→ What to do:
Using the listing below, report all lines holding the word "this".
---- Materials provided
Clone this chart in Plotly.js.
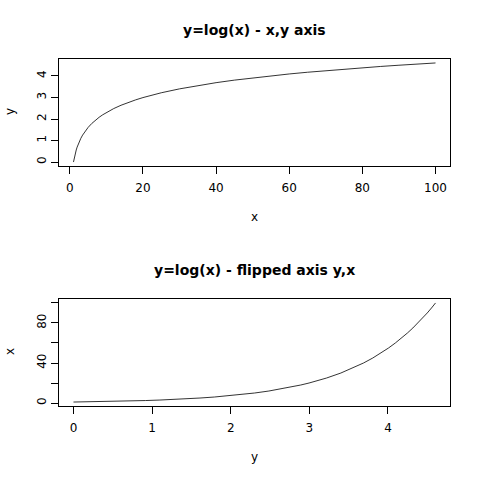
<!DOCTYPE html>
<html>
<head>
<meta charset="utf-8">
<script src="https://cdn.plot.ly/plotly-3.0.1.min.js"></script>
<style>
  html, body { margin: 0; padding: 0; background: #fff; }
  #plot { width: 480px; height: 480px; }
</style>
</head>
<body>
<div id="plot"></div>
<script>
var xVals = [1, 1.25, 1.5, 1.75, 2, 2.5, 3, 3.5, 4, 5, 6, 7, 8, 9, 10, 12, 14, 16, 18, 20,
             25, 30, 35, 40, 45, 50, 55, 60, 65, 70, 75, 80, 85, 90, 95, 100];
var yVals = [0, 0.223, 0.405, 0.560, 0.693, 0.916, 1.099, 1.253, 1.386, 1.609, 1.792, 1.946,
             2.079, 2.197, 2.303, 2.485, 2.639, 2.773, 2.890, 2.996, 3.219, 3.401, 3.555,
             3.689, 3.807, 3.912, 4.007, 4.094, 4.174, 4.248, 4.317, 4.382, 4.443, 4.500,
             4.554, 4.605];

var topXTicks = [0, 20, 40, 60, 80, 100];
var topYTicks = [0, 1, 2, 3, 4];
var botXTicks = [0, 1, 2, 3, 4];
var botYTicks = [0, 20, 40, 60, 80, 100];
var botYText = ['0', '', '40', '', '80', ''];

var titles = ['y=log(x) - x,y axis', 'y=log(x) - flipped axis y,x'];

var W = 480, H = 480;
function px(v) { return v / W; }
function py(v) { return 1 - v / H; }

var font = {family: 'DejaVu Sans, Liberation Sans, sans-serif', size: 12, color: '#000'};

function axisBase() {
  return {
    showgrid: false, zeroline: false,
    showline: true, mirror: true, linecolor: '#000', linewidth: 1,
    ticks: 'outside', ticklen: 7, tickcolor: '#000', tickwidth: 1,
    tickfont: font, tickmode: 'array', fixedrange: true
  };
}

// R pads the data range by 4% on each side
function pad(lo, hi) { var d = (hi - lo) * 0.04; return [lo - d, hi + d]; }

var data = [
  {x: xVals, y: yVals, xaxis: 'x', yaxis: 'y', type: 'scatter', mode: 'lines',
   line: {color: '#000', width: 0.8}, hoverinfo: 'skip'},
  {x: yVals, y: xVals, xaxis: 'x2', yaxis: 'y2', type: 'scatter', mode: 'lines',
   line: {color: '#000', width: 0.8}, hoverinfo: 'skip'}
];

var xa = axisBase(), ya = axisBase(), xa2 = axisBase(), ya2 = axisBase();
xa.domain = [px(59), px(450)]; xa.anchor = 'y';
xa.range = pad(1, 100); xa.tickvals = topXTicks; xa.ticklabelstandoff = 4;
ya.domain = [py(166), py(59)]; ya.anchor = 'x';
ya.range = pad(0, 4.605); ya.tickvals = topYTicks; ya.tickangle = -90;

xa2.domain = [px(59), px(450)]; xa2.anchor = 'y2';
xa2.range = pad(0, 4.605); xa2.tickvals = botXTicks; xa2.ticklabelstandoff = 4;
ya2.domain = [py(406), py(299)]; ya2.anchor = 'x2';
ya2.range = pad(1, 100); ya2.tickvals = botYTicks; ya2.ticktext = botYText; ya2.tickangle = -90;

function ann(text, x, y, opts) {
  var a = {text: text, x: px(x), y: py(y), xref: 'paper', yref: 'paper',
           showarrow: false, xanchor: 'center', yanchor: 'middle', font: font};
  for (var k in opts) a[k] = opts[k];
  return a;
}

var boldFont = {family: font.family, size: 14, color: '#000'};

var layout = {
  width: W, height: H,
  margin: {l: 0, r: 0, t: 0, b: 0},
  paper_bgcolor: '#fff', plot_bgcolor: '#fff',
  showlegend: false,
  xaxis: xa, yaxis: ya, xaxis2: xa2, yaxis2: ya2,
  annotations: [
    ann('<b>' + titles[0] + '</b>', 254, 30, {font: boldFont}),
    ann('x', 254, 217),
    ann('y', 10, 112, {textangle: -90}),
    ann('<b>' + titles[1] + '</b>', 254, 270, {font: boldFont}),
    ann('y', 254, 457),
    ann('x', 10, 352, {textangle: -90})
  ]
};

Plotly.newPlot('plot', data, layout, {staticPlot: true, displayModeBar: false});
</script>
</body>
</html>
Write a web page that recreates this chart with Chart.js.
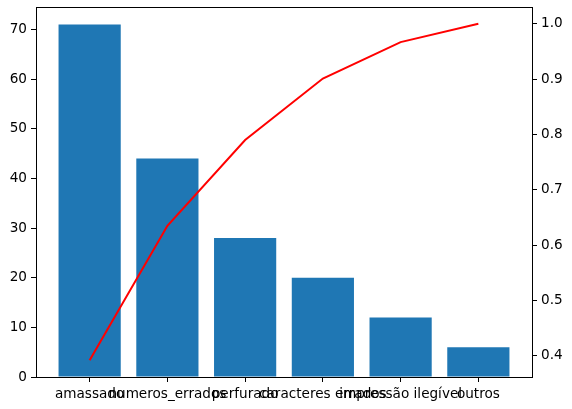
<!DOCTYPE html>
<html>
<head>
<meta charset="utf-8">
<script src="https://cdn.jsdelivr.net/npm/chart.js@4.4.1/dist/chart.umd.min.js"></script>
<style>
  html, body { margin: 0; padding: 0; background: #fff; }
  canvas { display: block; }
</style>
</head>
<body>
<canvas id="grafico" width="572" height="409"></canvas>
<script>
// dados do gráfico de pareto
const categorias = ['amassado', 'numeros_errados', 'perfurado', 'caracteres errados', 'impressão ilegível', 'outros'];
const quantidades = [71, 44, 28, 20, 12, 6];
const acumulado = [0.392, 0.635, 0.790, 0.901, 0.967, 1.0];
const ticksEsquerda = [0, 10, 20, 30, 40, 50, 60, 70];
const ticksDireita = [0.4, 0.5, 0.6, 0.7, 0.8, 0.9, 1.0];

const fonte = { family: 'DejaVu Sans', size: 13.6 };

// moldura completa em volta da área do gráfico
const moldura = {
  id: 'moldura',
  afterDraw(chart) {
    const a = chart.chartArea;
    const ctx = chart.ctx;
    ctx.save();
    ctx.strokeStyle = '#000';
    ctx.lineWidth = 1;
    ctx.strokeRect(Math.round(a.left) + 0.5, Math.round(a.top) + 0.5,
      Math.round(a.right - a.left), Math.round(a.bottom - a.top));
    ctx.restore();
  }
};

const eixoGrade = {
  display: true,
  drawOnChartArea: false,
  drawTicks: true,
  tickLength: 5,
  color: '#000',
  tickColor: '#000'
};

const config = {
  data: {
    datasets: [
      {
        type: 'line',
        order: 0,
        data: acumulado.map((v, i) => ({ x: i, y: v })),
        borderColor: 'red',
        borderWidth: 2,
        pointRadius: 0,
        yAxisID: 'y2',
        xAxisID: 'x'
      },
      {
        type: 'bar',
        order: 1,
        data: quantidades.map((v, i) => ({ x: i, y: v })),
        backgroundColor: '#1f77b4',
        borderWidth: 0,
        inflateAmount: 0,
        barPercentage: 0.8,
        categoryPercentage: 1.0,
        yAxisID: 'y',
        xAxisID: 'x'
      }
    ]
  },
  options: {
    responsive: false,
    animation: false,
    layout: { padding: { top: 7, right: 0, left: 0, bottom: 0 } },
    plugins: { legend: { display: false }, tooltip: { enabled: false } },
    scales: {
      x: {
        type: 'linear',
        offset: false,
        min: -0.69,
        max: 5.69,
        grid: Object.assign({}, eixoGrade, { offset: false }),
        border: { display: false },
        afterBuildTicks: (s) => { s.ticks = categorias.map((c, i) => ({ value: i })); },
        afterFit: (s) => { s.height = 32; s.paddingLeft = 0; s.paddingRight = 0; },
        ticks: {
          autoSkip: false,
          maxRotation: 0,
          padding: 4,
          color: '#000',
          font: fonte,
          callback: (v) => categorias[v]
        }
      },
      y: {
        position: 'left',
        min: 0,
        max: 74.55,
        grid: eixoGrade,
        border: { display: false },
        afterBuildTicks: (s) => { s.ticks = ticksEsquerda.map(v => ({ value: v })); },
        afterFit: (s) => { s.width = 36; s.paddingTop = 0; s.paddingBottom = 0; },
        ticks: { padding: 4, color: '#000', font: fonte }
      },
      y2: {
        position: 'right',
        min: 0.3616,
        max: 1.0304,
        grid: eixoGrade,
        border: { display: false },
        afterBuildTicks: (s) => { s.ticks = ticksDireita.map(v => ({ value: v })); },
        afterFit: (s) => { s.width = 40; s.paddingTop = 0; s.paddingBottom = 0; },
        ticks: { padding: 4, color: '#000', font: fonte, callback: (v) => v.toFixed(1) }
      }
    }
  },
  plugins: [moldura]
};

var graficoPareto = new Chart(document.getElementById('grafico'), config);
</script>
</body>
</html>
--------
→ Correct response:
Clone this chart in Plotly.js.
Write a web page that recreates this chart with Chart.js.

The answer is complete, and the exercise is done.